*What you need to do*
Copy the data exactly; pictures stay out of the copy.

*Material provided*
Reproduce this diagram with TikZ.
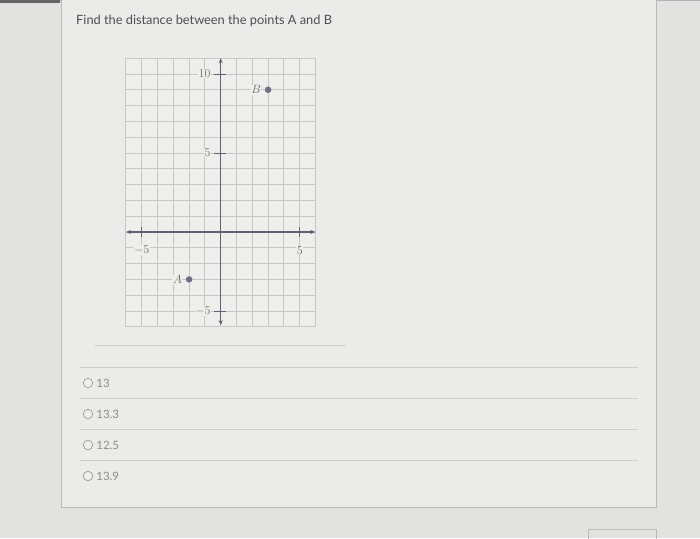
\documentclass[tikz,border=0pt]{standalone}
\usepackage{fontspec}
\setsansfont{Lato}
\usetikzlibrary{arrows.meta,positioning}

\definecolor{pagebg}{HTML}{E2E2E0}
\definecolor{cardbg}{HTML}{EBEBE9}
\definecolor{cardline}{HTML}{B9B9B7}
\definecolor{sepline}{HTML}{CDCDCB}
\definecolor{gridbg}{HTML}{EEEEEC}
\definecolor{gridline}{HTML}{C6C6C4}
\definecolor{axiscol}{HTML}{5C6174}
\definecolor{titletxt}{HTML}{4E4E4E}
\definecolor{opttxt}{HTML}{8C8C8A}

\tikzset{
  question/.style={anchor=base west, text=titletxt, inner sep=0pt,
    font=\sffamily\fontsize{12.8}{15}\selectfont},
  radio/.style={circle, draw=opttxt!80, fill=gridbg, line width=0.8pt,
    minimum size=9.5pt, inner sep=0pt},
  answer/.style={right=3pt of #1, text=opttxt, inner sep=0pt,
    font=\sffamily\fontsize{11.5}{13}\selectfont},
  separator/.style={draw=sepline, line width=0.8pt},
  axisline/.style={draw=axiscol, line width=1.3pt},
  ticklabel/.style={text=opttxt!75!black, fill=gridbg, inner sep=0.6pt,
    font=\fontsize{13}{15}\selectfont},
  pointdot/.style={circle, fill=axiscol!90, minimum size=6.5pt, inner sep=0pt},
  pointname/.style={text=opttxt!75!black, fill=gridbg, inner sep=0.6pt,
    font=\fontsize{13}{15}\selectfont}
}

\begin{document}
\begin{tikzpicture}[x=1pt, y=-1pt]
	\fill[pagebg] (0,0) rectangle (700,538);
	\useasboundingbox (0,0) rectangle (700,538);
	\fill[black!60] (0,0) rectangle (60,2.5);
	\fill[black!30] (60,0) rectangle (700,1);
	
	\draw[cardline, fill=cardbg, line width=0.9pt] (61,-2) rectangle (656,507);
	\draw[cardline, line width=0.9pt] (588,529) -- (588,540) (588,529) -- (656,529) -- (656,540);
	
	\node[question] (title) at (76,24) {Find the distance between the points A and B};
	
	\draw[separator] (95,345) -- (346,345);
	\foreach \y in {367,398,429,460}{
		\draw[separator] (80,\y) -- (638,\y);
	}
	
	\foreach \i/\v in {0/13, 1/13.3, 2/12.5, 3/13.9}{
		\node[radio] (radio\i) at (88, 383+31*\i) {};
		\node[answer=radio\i] (answer\i) {\v};
	}
	
	% coordinate plane
	\begin{scope}[shift={(220.7,232)}, x=15.8pt, y=15.8pt]
		\fill[gridbg] (-6,-6) rectangle (6,11);
		\foreach \x in {-6,...,6}{
			\draw[gridline, line width=0.9pt] (\x,-6) -- (\x,11);
		}
		\foreach \y in {-6,...,11}{
			\draw[gridline, line width=0.9pt] (-6,\y) -- (6,\y);
		}
		
		\coordinate (xleft) at (-6,0);
		\coordinate (xright) at (6,0);
		\coordinate (ybottom) at (0,-5.9);
		\coordinate (ytop) at (0,11);
		\draw[axisline, {Stealth[length=5pt,width=4pt]}-{Stealth[length=5pt,width=4pt]}] (xleft) -- (xright);
		\draw[axisline, {Stealth[length=5pt,width=4pt]}-{Stealth[length=5pt,width=4pt]}] (ybottom) -- (ytop);
		
		\foreach \x in {-5,5}{
			\draw[axisline, line width=0.9pt] (\x,-0.3) -- (\x,0.3);
			\node[ticklabel] (xlab\x) at (\x,-1.15) {$\x$};
		}
		\foreach \y in {10,5,-5}{
			\draw[axisline, line width=0.9pt] (-0.4,\y) -- (0.35,\y);
			\node[ticklabel, anchor=east] (ylab\y) at (-0.6,\y) {$\y$};
		}
		
		\node[pointdot] (B) at (3,9) {};
		\node[pointname, left=3pt of B] (Bname) {$B$};
		\node[pointdot] (A) at (-2,-3) {};
		\node[pointname, left=3pt of A] (Aname) {$A$};
	\end{scope}
\end{tikzpicture}
\end{document}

*Solution for this task*
Reproduce this diagram with TikZ.
\documentclass[tikz,border=0pt]{standalone}
\usepackage{fontspec}
\setsansfont{Lato}
\usetikzlibrary{arrows.meta,positioning}

\definecolor{pagebg}{HTML}{E2E2E0}
\definecolor{cardbg}{HTML}{EBEBE9}
\definecolor{cardline}{HTML}{B9B9B7}
\definecolor{sepline}{HTML}{CDCDCB}
\definecolor{gridbg}{HTML}{EEEEEC}
\definecolor{gridline}{HTML}{C6C6C4}
\definecolor{axiscol}{HTML}{5C6174}
\definecolor{titletxt}{HTML}{4E4E4E}
\definecolor{opttxt}{HTML}{8C8C8A}

\tikzset{
  question/.style={anchor=base west, text=titletxt, inner sep=0pt,
    font=\sffamily\fontsize{12.8}{15}\selectfont},
  radio/.style={circle, draw=opttxt!80, fill=gridbg, line width=0.8pt,
    minimum size=9.5pt, inner sep=0pt},
  answer/.style={right=3pt of #1, text=opttxt, inner sep=0pt,
    font=\sffamily\fontsize{11.5}{13}\selectfont},
  separator/.style={draw=sepline, line width=0.8pt},
  axisline/.style={draw=axiscol, line width=1.3pt},
  ticklabel/.style={text=opttxt!75!black, fill=gridbg, inner sep=0.6pt,
    font=\fontsize{13}{15}\selectfont},
  pointdot/.style={circle, fill=axiscol!90, minimum size=6.5pt, inner sep=0pt},
  pointname/.style={text=opttxt!75!black, fill=gridbg, inner sep=0.6pt,
    font=\fontsize{13}{15}\selectfont}
}

\begin{document}
\begin{tikzpicture}[x=1pt, y=-1pt]
	\fill[pagebg] (0,0) rectangle (700,538);
	\useasboundingbox (0,0) rectangle (700,538);
	\fill[black!60] (0,0) rectangle (60,2.5);
	\fill[black!30] (60,0) rectangle (700,1);
	
	\draw[cardline, fill=cardbg, line width=0.9pt] (61,-2) rectangle (656,507);
	\draw[cardline, line width=0.9pt] (588,529) -- (588,540) (588,529) -- (656,529) -- (656,540);
	
	\node[question] (title) at (76,24) {Find the distance between the points A and B};
	
	\draw[separator] (95,345) -- (346,345);
	\foreach \y in {367,398,429,460}{
		\draw[separator] (80,\y) -- (638,\y);
	}
	
	\foreach \i/\v in {0/13, 1/13.3, 2/12.5, 3/13.9}{
		\node[radio] (radio\i) at (88, 383+31*\i) {};
		\node[answer=radio\i] (answer\i) {\v};
	}
	
	% coordinate plane
	\begin{scope}[shift={(220.7,232)}, x=15.8pt, y=15.8pt]
		\fill[gridbg] (-6,-6) rectangle (6,11);
		\foreach \x in {-6,...,6}{
			\draw[gridline, line width=0.9pt] (\x,-6) -- (\x,11);
		}
		\foreach \y in {-6,...,11}{
			\draw[gridline, line width=0.9pt] (-6,\y) -- (6,\y);
		}
		
		\coordinate (xleft) at (-6,0);
		\coordinate (xright) at (6,0);
		\coordinate (ybottom) at (0,-5.9);
		\coordinate (ytop) at (0,11);
		\draw[axisline, {Stealth[length=5pt,width=4pt]}-{Stealth[length=5pt,width=4pt]}] (xleft) -- (xright);
		\draw[axisline, {Stealth[length=5pt,width=4pt]}-{Stealth[length=5pt,width=4pt]}] (ybottom) -- (ytop);
		
		\foreach \x in {-5,5}{
			\draw[axisline, line width=0.9pt] (\x,-0.3) -- (\x,0.3);
			\node[ticklabel] (xlab\x) at (\x,-1.15) {$\x$};
		}
		\foreach \y in {10,5,-5}{
			\draw[axisline, line width=0.9pt] (-0.4,\y) -- (0.35,\y);
			\node[ticklabel, anchor=east] (ylab\y) at (-0.6,\y) {$\y$};
		}
		
		\node[pointdot] (B) at (3,9) {};
		\node[pointname, left=3pt of B] (Bname) {$B$};
		\node[pointdot] (A) at (-2,-3) {};
		\node[pointname, left=3pt of A] (Aname) {$A$};
	\end{scope}
\end{tikzpicture}
\end{document}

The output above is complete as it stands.